Adding Forced Induction
The most substantial gains in power come from forced induction, a method that mechanically forces a greater volume of air into the engine than it could draw in naturally. This significantly increases air density, which, when coupled with a corresponding increase in fuel, results in a much more powerful combustion event. Forced induction systems fall into two main categories: turbochargers and superchargers.
A turbocharger uses the engine’s exhaust gas, which would otherwise be wasted, to spin a turbine wheel. This turbine is connected by a shaft to a compressor wheel in the intake path. As the exhaust spins the turbine, the compressor draws in and compresses ambient air, creating “boost” pressure that is pushed into the engine. Because a turbo relies on exhaust flow to operate, there can be a slight delay in power delivery at low RPMs, a phenomenon known as turbo lag. However, utilizing waste energy makes the turbocharger highly efficient and capable of producing massive power increases, particularly at higher engine speeds.

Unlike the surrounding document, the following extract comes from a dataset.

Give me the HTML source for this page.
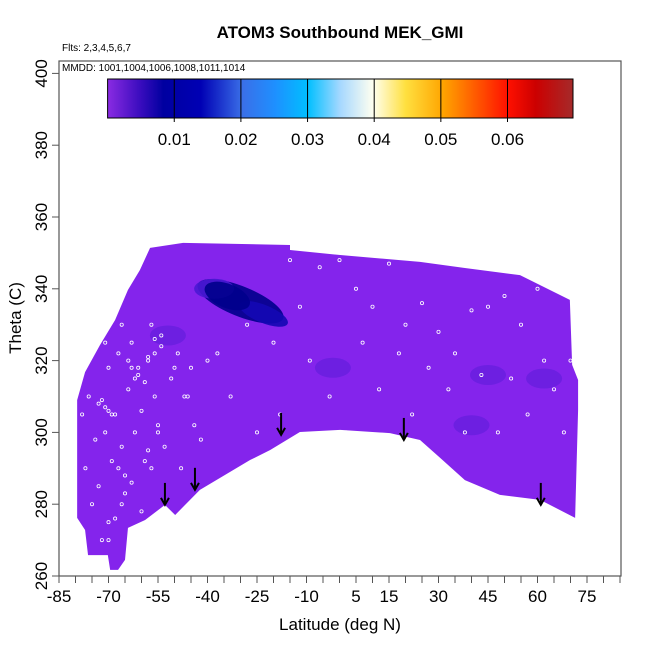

A supercharger achieves the same goal of compressing intake air, but it is driven mechanically by a belt or chain connected directly to the engine’s crankshaft. Since it is physically linked to the engine, a supercharger provides instant boost pressure and a linear power delivery across the entire RPM range. The trade-off is a phenomenon called parasitic loss, as the engine must expend some of its own power to spin the supercharger unit. Regardless of the type chosen, the massive increase in power from forced induction requires an array of supporting modifications.
The act of compressing air drastically increases its temperature, which reduces density and can lead to dangerous pre-ignition. To counteract this, an intercooler is always required to cool the compressed air before it enters the engine. Furthermore, the engine’s fuel system must be upgraded with larger fuel injectors and sometimes a higher-capacity fuel pump to supply the much greater volume of fuel needed for the denser air charge. Finally, the extreme heat and pressure necessitate a specialized custom tune and, in many cases, strengthened engine internals, as the factory components are not designed to withstand the significantly increased stress.